Preparing the Pipe and Valve Components
The quality of the final solder joint depends largely on the meticulous preparation of the mating surfaces. Copper pipe should be cut precisely to length, ensuring the end is square to maximize contact within the valve socket. After cutting, the interior edge of the pipe must be deburred using a specialized tool. This removes inward-facing copper shavings that could impede water flow or disrupt the solder’s path.
Both the exterior of the pipe end and the interior of the ball valve’s copper socket must be thoroughly cleaned down to the bright, bare metal. This cleaning removes oxidation and residue that prevent proper bonding with the solder. Use emery cloth or Scotch-Brite pads on the pipe exterior and a stiff-bristled fitting brush to scrub the inside of the valve socket until both surfaces shine.
A thin, uniform layer of flux should then be applied to the cleaned pipe end and the interior of the valve socket. The flux prevents re-oxidation of the copper while heating and acts as a wetting agent, allowing the solder to flow smoothly. Before joining the pieces, protect the ball valve’s internal components, which are typically made of heat-sensitive Teflon or rubber. Either remove the internal seats and O-rings entirely, or fully open the valve to draw the ball and seals away from the direct heat path.
Executing the Soldering Process
With the components cleaned, fluxed, and assembled, the application of controlled heat is the precise step in forming the permanent joint.
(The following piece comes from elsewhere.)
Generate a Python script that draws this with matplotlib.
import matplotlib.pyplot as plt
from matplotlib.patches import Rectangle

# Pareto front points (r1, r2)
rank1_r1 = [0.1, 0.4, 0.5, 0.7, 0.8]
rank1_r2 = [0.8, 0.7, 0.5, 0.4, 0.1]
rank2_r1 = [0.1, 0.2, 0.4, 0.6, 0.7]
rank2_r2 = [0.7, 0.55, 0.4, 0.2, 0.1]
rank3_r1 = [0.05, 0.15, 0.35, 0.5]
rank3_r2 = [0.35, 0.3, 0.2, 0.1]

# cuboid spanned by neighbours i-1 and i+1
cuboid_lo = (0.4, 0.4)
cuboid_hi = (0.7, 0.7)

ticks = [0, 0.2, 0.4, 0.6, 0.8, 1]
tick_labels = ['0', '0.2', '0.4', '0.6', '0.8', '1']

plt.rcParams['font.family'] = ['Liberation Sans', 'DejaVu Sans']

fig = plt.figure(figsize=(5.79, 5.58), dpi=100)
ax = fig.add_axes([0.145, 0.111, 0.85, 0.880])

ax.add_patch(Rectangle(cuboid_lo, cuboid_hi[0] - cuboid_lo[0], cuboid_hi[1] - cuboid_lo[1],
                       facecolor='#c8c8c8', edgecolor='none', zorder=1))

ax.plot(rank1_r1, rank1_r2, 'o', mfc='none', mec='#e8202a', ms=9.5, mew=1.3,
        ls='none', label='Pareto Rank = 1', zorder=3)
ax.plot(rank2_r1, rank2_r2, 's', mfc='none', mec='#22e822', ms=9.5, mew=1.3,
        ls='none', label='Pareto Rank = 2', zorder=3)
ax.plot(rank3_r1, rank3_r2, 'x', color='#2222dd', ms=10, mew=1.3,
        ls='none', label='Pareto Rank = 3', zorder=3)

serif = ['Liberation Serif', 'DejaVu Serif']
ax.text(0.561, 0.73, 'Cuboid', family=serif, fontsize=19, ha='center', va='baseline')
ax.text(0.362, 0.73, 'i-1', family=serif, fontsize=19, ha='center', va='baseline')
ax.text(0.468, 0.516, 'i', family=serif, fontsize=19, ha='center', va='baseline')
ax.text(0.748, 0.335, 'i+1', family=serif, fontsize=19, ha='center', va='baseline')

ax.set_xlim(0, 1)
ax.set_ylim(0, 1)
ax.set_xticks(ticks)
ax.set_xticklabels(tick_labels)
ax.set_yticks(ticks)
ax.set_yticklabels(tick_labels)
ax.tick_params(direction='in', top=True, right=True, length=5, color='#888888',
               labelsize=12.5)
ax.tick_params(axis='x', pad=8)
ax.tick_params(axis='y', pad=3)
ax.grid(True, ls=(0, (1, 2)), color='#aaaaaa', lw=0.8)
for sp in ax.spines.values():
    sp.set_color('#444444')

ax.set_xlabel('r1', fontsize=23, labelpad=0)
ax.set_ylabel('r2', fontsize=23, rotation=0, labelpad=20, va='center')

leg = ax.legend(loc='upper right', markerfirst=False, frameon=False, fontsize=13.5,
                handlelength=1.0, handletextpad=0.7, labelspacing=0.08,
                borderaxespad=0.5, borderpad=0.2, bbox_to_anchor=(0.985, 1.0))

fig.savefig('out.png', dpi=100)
Begin by positioning the torch flame so that the hottest part—the tip of the inner blue cone—is directed toward the brass body of the ball valve. Heating the fitting first is necessary because the brass has a greater mass than the copper pipe and requires more energy to reach the proper soldering temperature.
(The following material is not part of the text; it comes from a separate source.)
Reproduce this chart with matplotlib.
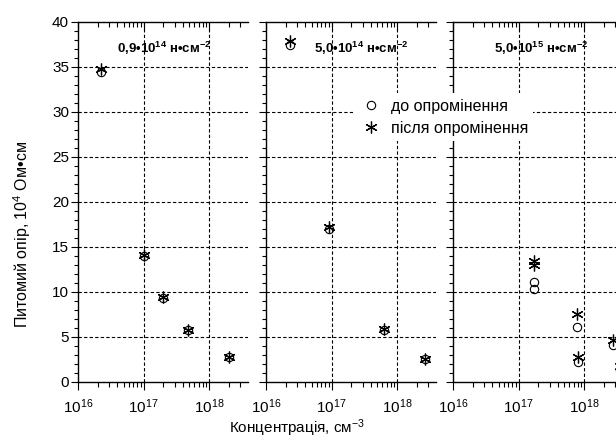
import numpy as np
import matplotlib
matplotlib.use('Agg')
import matplotlib.pyplot as plt
from matplotlib.ticker import FixedLocator, LogLocator, NullFormatter, MultipleLocator

plt.rcParams['font.family'] = ['Liberation Sans', 'DejaVu Sans']
plt.rcParams['mathtext.fontset'] = 'custom'
plt.rcParams['mathtext.rm'] = 'Liberation Sans'
plt.rcParams['mathtext.it'] = 'Liberation Sans:italic'
plt.rcParams['mathtext.bf'] = 'Liberation Sans:bold'

## data: (concentration cm^-3, resistivity 10^4 Ohm*cm)
panel_labels = ['0,9•10$^{\\mathbf{14}}$ н•см$^{\\mathbf{-2}}$',
                '5,0•10$^{\\mathbf{14}}$ н•см$^{\\mathbf{-2}}$',
                '5,0•10$^{\\mathbf{15}}$ н•см$^{\\mathbf{-2}}$']

# 0.9e14 n/cm2
conc_1 = [2.25e16, 1.03e17, 2.0e17, 4.8e17, 2.05e18]
before_1 = [34.4, 14.0, 9.3, 5.7, 2.7]
after_1 = [34.8, 14.1, 9.4, 5.75, 2.75]

# 5.0e14 n/cm2
conc_2 = [2.3e16, 9.0e16, 6.3e17, 2.7e18]
before_2 = [37.4, 17.0, 5.8, 2.5]
after_2 = [37.9, 17.2, 5.85, 2.55]

# 5.0e15 n/cm2
conc_3_before = [1.72e17, 1.70e17, 7.9e17, 8.0e17, 2.8e18, 3.6e18]
before_3 = [11.1, 10.3, 6.1, 2.2, 4.1, 1.3]
conc_3_after = [1.74e17, 1.72e17, 7.9e17, 8.0e17, 2.8e18, 3.6e18]
after_3 = [13.4, 12.95, 7.5, 2.8, 4.6, 1.8]

series = [(conc_1, before_1, conc_1, after_1),
          (conc_2, before_2, conc_2, after_2),
          (conc_3_before, before_3, conc_3_after, after_3)]

W, H = 616, 446
fig = plt.figure(figsize=(W / 100, H / 100), dpi=100)

lefts = [78, 266, 453]
ax_w = 170
x0, x1 = 1e16, 10 ** (16 + 170 / 65.5)
star = (6, 2, 0)
label_x = [0.51, 0.56, 0.52]

axes = []
for i, (cb, vb, ca, va) in enumerate(series):
    ax = fig.add_axes([lefts[i] / W, 64.3 / H, ax_w / W, 360 / H])
    axes.append(ax)
    ax.set_xscale('log')
    ax.set_xlim(x0, x1)
    ax.set_ylim(0, 40)

    for y in range(5, 40, 5):
        ax.axhline(y, color='black', lw=0.8, ls=(0, (3, 2)), zorder=1)
    for x in [1e17, 1e18]:
        ax.axvline(x, color='black', lw=0.8, ls=(0, (3, 2)), zorder=1)

    ax.plot(cb, vb, ls='none', marker='o', ms=6, mfc='none', mec='black', mew=0.8,
            zorder=3, label='до опромінення')
    ax.plot(ca, va, ls='none', marker=star, ms=8.5, color='black', mew=0.9,
            zorder=4, label='після опромінення')

    ax.spines['right'].set_visible(False)
    ax.xaxis.set_major_locator(FixedLocator([1e16, 1e17, 1e18]))
    ax.xaxis.set_minor_locator(LogLocator(base=10, subs=np.arange(2, 10), numticks=20))
    ax.xaxis.set_minor_formatter(NullFormatter())
    ax.set_xticklabels(['10$^{16}$', '10$^{17}$', '10$^{18}$'])
    ax.yaxis.set_major_locator(MultipleLocator(5))
    ax.yaxis.set_minor_locator(MultipleLocator(1))
    ax.tick_params(axis='x', which='major', direction='out', length=6, width=0.8,
                   top=True, labelsize=11, pad=5)
    ax.tick_params(axis='x', which='minor', direction='out', length=3.5, width=0.8, top=True)
    ax.tick_params(axis='y', which='major', direction='out', length=5, width=0.8,
                   labelsize=11, pad=1.5)
    ax.tick_params(axis='y', which='minor', direction='out', length=3, width=0.8)
    for t in ax.xaxis.get_ticklines(minor=False)[1::2] + ax.xaxis.get_ticklines(minor=True)[1::2]:
        t.set_marker(matplotlib.lines.TICKDOWN)
    if i > 0:
        ax.set_yticklabels([])
    for s in ax.spines.values():
        s.set_linewidth(1.0)

    ax.text(label_x[i], 0.927, panel_labels[i], transform=ax.transAxes, ha='center',
            va='center', fontsize=9.5, fontweight='bold')

h, l = axes[0].get_legend_handles_labels()
fig.legend(h, l, loc='upper left', bbox_to_anchor=(345 / W, 1 - 85 / H), fontsize=11.5,
           frameon=True, facecolor='white', edgecolor='none', framealpha=1, fancybox=False,
           handletextpad=0.5, borderpad=0.35, labelspacing=0.45, handlelength=1.5)

fig.text(297 / W, 1 - 428 / H, 'Концентрація, см$^{-3}$', ha='center', va='center', fontsize=11)
fig.text(22 / W, 1 - 234 / H, 'Питомий опір, 10$^{4}$ Ом•см', ha='center', va='center',
         rotation=90, fontsize=11.5)

plt.savefig('out.png', dpi=100)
The goal is to heat the entire circumference of the joint evenly, avoiding prolonged exposure to any single spot, which could lead to localized overheating and flux burnout. Solder is used to test the temperature: when the copper reaches approximately 400°F, the solder should melt instantly upon contact with the pipe and fitting. Never melt the solder directly with the torch flame, as this results in a cold joint that lacks the proper molecular bond.
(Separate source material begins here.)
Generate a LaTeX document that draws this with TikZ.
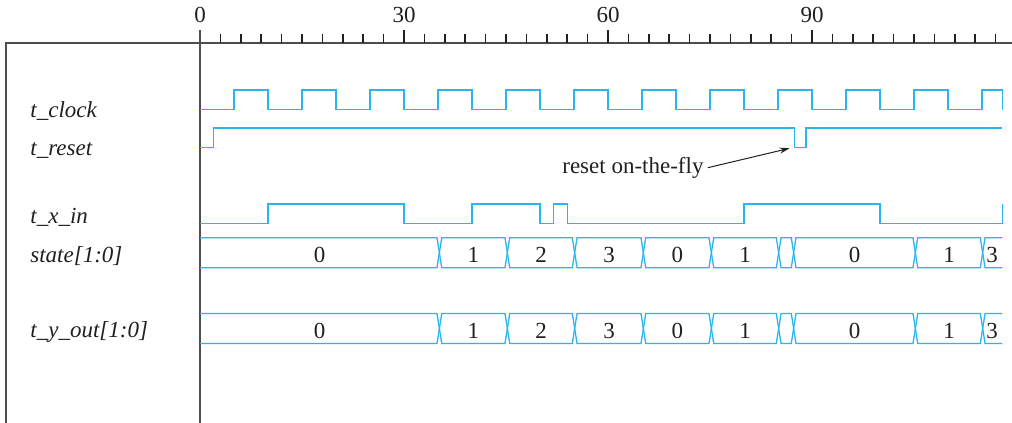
\documentclass[tikz,border=0pt]{standalone}
\usepackage{fontspec}
\setmainfont{Liberation Serif}
\usetikzlibrary{arrows.meta}
\definecolor{tdWave}{HTML}{29B6EC}
\definecolor{tdFrame}{HTML}{4D4D4D}
\definecolor{tdText}{HTML}{231F20}

\begin{document}
\begin{tikzpicture}[x=3.4pt,y=-0.5pt,font=\fontsize{11.5}{13}\selectfont,text=tdText,
    frame/.style={draw=tdFrame,line width=0.8pt},
    tickmark/.style={draw=tdText,line width=0.75pt},
    wave/.style={draw=tdWave,line width=0.65pt},
    signame/.style={anchor=base west,inner sep=0pt,font=\fontsize{11.5}{13}\selectfont\itshape},
    busval/.style={anchor=center,inner sep=0pt},
    ticklabel/.style={anchor=base,inner sep=0pt}
]
  \useasboundingbox (-29.412,0) rectangle (119.412,423);

  % time axis and frame
  \draw[frame] (-28.53,423) -- (-28.53,43) -- (119.412,43);
  \draw[frame] (0,30) -- (0,423);
  \foreach \t in {3,6,...,117} \draw[tickmark] (\t,43) -- (\t,34);
  \foreach \t in {30,60,90} \draw[tickmark] (\t,43) -- (\t,30);
  \foreach \t in {0,30,60,90} \node[ticklabel] (tick\t) at (\t,23) {\t};

  % signal names
  \node[signame] (clk) at (-25,117) {t\_clock};
  \node[signame] (rst) at (-25,155) {t\_reset};
  \node[signame] (xin) at (-25,223) {t\_x\_in};
  \node[signame] (st) at (-25,262) {state[1:0]};
  \node[signame] (yout) at (-25,337) {t\_y\_out[1:0]};

  % clock
  \draw[wave] (0,109.5) \foreach \k in {0,...,10} { -- ({10*\k+5},109.5) -- ({10*\k+5},90) -- ({10*\k+10},90) -- ({10*\k+10},109.5) }
    -- (115,109.5) -- (115,90) -- (118,90) -- (118,109.5);

  % reset with the glitch
  \draw[wave] (0,147.5) -- (2,147.5) -- (2,128) -- (87.4,128) -- (87.4,147.5) -- (89.1,147.5) -- (89.1,128) -- (118,128);
  \node[anchor=base east,inner sep=0pt] (otf) at (74.1,173.3) {reset on-the-fly};
  \coordinate (rstdip) at (86.7,148.3);
  \draw[-{Stealth[length=5pt,width=3pt]},draw=tdText,line width=0.5pt] ([xshift=2pt]otf.east) -- (rstdip);

  % input
  \draw[wave] (0,223.5) -- (10,223.5) -- (10,204) -- (30,204) -- (30,223.5) -- (40,223.5) -- (40,204) -- (50,204) -- (50,223.5)
    -- (52,223.5) -- (52,204) -- (54,204) -- (54,223.5) -- (80,223.5) -- (80,204) -- (100,204) -- (100,223.5) -- (118,223.5) -- (118,204);

  % buses: state and output
  \foreach \m/\r in {252.7/st,328.5/yo} {
    \draw[wave] (0,{\m-15}) -- (34.85,{\m-15}) -- (35.2,\m) -- (34.85,{\m+15}) -- (0,{\m+15});
    \foreach \a/\b in {35.2/45.2,45.2/55.1,55.1/65.2,65.2/75.2,75.2/85.1,85.1/87.3,87.3/105.2,105.2/115.1}
      \draw[wave] (\a,\m) -- ({\a+0.35},{\m-15}) -- ({\b-0.35},{\m-15}) -- (\b,\m) -- ({\b-0.35},{\m+15}) -- ({\a+0.35},{\m+15}) -- cycle;
    \draw[wave] (118,{\m-15}) -- (115.45,{\m-15}) -- (115.1,\m) -- (115.45,{\m+15}) -- (118,{\m+15});
    \foreach \x/\v [count=\i] in {17.6/0,40.2/1,50.15/2,60.15/3,70.2/0,80.15/1,96.25/0,110.15/1,116.5/3}
      \node[busval] (\r\i) at (\x,{\m+2}) {\v};
  }
\end{tikzpicture}
\end{document}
Once the correct temperature is reached, remove the heat and immediately apply the solder wire to the joint seam on the side opposite the point where the heat was applied. The principle of capillary action will draw the molten solder completely around and into the narrow gap between the pipe and the socket. The solder will follow the heat, flowing toward the warmest part of the joint, ensuring a complete seal.
The joint is considered fully soldered when a thin, uniform bead of solder is visible around the entire circumference. After the solder stops flowing, excess molten material should be quickly wiped away using a clean, damp cotton rag, which creates a cleaner final appearance. Allow the joint to cool naturally without quenching it with water, which could stress the copper and potentially cause a hairline fracture in the newly formed seal. Natural cooling allows the solder to solidify slowly, ensuring maximum strength and integrity for the connection.
Reassembly and Leak Testing
Once the joint has cooled completely, which takes several minutes depending on pipe size, carefully reinsert any internal components that were removed, such as Teflon seats or O-rings. The slow reintroduction of water pressure is necessary to verify the integrity of the sweat connection.
Turn the main water supply back on very slowly to allow the system to repressurize gradually. Rapid pressure changes can test the joint too aggressively before the system is stable. Visually inspect the newly soldered joint for any signs of weeping or dripping as the system comes up to full operating pressure.